## begin

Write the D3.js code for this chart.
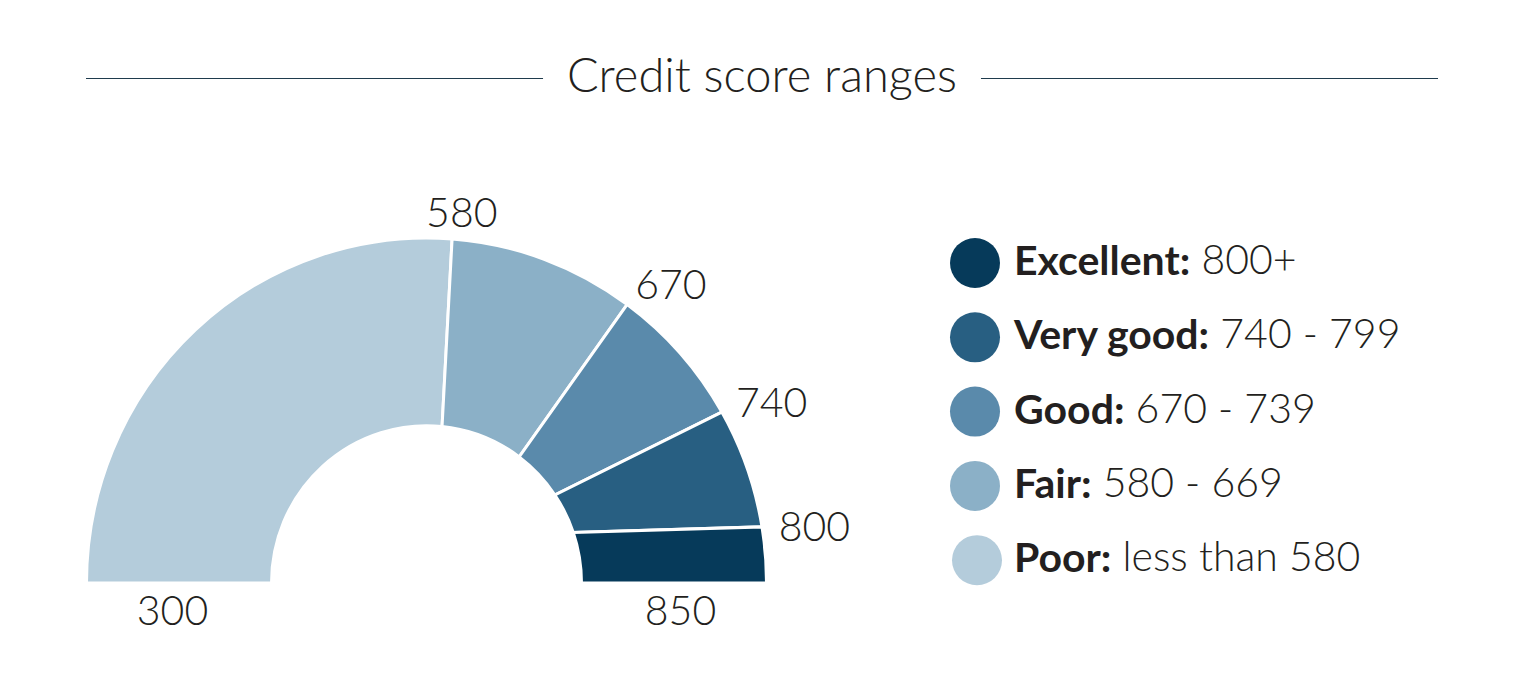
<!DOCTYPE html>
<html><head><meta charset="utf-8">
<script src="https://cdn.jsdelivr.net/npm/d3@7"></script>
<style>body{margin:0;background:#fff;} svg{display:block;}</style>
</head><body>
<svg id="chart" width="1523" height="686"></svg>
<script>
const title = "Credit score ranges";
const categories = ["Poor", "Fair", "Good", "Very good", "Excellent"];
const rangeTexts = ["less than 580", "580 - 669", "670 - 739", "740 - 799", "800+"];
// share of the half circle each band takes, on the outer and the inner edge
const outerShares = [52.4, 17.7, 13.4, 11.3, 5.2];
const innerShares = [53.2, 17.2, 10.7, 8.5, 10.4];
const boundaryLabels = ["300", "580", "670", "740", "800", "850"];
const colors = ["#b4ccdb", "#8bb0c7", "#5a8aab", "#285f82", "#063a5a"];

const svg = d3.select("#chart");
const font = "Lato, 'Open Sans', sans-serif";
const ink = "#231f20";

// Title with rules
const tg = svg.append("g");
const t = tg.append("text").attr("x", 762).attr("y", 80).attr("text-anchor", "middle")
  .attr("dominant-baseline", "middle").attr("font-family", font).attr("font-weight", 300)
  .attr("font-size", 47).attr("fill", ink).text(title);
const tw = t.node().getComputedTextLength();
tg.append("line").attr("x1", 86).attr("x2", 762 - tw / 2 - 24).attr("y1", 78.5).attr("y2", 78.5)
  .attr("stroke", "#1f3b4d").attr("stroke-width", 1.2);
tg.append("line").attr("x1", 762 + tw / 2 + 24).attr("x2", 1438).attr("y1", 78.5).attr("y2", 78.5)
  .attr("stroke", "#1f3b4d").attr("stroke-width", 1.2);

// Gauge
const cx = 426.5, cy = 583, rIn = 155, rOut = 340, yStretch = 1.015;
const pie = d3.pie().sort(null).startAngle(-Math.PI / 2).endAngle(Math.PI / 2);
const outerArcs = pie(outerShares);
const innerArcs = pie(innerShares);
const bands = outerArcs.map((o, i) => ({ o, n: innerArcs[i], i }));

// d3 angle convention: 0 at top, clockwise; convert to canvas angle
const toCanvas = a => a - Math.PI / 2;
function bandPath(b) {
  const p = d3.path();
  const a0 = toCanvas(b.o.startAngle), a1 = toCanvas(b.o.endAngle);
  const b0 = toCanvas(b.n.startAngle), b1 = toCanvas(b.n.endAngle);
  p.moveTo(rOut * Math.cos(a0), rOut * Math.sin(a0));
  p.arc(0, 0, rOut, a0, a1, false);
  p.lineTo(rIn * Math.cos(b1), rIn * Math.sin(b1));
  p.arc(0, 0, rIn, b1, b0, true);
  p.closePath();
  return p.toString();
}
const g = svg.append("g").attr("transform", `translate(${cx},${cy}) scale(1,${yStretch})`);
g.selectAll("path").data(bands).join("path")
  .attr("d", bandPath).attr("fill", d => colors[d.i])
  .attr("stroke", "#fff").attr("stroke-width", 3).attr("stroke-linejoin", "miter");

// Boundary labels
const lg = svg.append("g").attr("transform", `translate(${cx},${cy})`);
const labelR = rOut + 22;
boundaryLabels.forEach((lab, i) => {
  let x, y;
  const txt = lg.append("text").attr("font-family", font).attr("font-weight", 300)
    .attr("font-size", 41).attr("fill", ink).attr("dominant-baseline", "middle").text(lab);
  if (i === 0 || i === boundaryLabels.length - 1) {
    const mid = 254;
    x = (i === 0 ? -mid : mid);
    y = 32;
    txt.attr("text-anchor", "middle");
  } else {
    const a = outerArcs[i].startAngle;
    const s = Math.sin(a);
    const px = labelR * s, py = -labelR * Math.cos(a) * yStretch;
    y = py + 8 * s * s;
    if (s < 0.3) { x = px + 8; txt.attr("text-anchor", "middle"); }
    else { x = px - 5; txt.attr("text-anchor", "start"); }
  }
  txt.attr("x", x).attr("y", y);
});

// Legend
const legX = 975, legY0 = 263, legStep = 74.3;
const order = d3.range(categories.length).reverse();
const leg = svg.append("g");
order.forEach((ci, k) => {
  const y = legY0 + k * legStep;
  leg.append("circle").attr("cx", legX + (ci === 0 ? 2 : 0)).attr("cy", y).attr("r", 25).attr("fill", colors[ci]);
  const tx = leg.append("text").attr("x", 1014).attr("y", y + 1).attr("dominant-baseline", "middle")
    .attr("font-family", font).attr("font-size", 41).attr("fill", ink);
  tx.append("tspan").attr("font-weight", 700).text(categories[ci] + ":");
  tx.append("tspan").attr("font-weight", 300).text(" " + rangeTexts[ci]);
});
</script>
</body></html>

## end

Output an exact copy of the material, with the pictures removed.

**TASK RESULT**
Write the D3.js code for this chart.
<!DOCTYPE html>
<html><head><meta charset="utf-8">
<script src="https://cdn.jsdelivr.net/npm/d3@7"></script>
<style>body{margin:0;background:#fff;} svg{display:block;}</style>
</head><body>
<svg id="chart" width="1523" height="686"></svg>
<script>
const title = "Credit score ranges";
const categories = ["Poor", "Fair", "Good", "Very good", "Excellent"];
const rangeTexts = ["less than 580", "580 - 669", "670 - 739", "740 - 799", "800+"];
// share of the half circle each band takes, on the outer and the inner edge
const outerShares = [52.4, 17.7, 13.4, 11.3, 5.2];
const innerShares = [53.2, 17.2, 10.7, 8.5, 10.4];
const boundaryLabels = ["300", "580", "670", "740", "800", "850"];
const colors = ["#b4ccdb", "#8bb0c7", "#5a8aab", "#285f82", "#063a5a"];

const svg = d3.select("#chart");
const font = "Lato, 'Open Sans', sans-serif";
const ink = "#231f20";

// Title with rules
const tg = svg.append("g");
const t = tg.append("text").attr("x", 762).attr("y", 80).attr("text-anchor", "middle")
  .attr("dominant-baseline", "middle").attr("font-family", font).attr("font-weight", 300)
  .attr("font-size", 47).attr("fill", ink).text(title);
const tw = t.node().getComputedTextLength();
tg.append("line").attr("x1", 86).attr("x2", 762 - tw / 2 - 24).attr("y1", 78.5).attr("y2", 78.5)
  .attr("stroke", "#1f3b4d").attr("stroke-width", 1.2);
tg.append("line").attr("x1", 762 + tw / 2 + 24).attr("x2", 1438).attr("y1", 78.5).attr("y2", 78.5)
  .attr("stroke", "#1f3b4d").attr("stroke-width", 1.2);

// Gauge
const cx = 426.5, cy = 583, rIn = 155, rOut = 340, yStretch = 1.015;
const pie = d3.pie().sort(null).startAngle(-Math.PI / 2).endAngle(Math.PI / 2);
const outerArcs = pie(outerShares);
const innerArcs = pie(innerShares);
const bands = outerArcs.map((o, i) => ({ o, n: innerArcs[i], i }));

// d3 angle convention: 0 at top, clockwise; convert to canvas angle
const toCanvas = a => a - Math.PI / 2;
function bandPath(b) {
  const p = d3.path();
  const a0 = toCanvas(b.o.startAngle), a1 = toCanvas(b.o.endAngle);
  const b0 = toCanvas(b.n.startAngle), b1 = toCanvas(b.n.endAngle);
  p.moveTo(rOut * Math.cos(a0), rOut * Math.sin(a0));
  p.arc(0, 0, rOut, a0, a1, false);
  p.lineTo(rIn * Math.cos(b1), rIn * Math.sin(b1));
  p.arc(0, 0, rIn, b1, b0, true);
  p.closePath();
  return p.toString();
}
const g = svg.append("g").attr("transform", `translate(${cx},${cy}) scale(1,${yStretch})`);
g.selectAll("path").data(bands).join("path")
  .attr("d", bandPath).attr("fill", d => colors[d.i])
  .attr("stroke", "#fff").attr("stroke-width", 3).attr("stroke-linejoin", "miter");

// Boundary labels
const lg = svg.append("g").attr("transform", `translate(${cx},${cy})`);
const labelR = rOut + 22;
boundaryLabels.forEach((lab, i) => {
  let x, y;
  const txt = lg.append("text").attr("font-family", font).attr("font-weight", 300)
    .attr("font-size", 41).attr("fill", ink).attr("dominant-baseline", "middle").text(lab);
  if (i === 0 || i === boundaryLabels.length - 1) {
    const mid = 254;
    x = (i === 0 ? -mid : mid);
    y = 32;
    txt.attr("text-anchor", "middle");
  } else {
    const a = outerArcs[i].startAngle;
    const s = Math.sin(a);
    const px = labelR * s, py = -labelR * Math.cos(a) * yStretch;
    y = py + 8 * s * s;
    if (s < 0.3) { x = px + 8; txt.attr("text-anchor", "middle"); }
    else { x = px - 5; txt.attr("text-anchor", "start"); }
  }
  txt.attr("x", x).attr("y", y);
});

// Legend
const legX = 975, legY0 = 263, legStep = 74.3;
const order = d3.range(categories.length).reverse();
const leg = svg.append("g");
order.forEach((ci, k) => {
  const y = legY0 + k * legStep;
  leg.append("circle").attr("cx", legX + (ci === 0 ? 2 : 0)).attr("cy", y).attr("r", 25).attr("fill", colors[ci]);
  const tx = leg.append("text").attr("x", 1014).attr("y", y + 1).attr("dominant-baseline", "middle")
    .attr("font-family", font).attr("font-size", 41).attr("fill", ink);
  tx.append("tspan").attr("font-weight", 700).text(categories[ci] + ":");
  tx.append("tspan").attr("font-weight", 300).text(" " + rangeTexts[ci]);
});
</script>
</body></html>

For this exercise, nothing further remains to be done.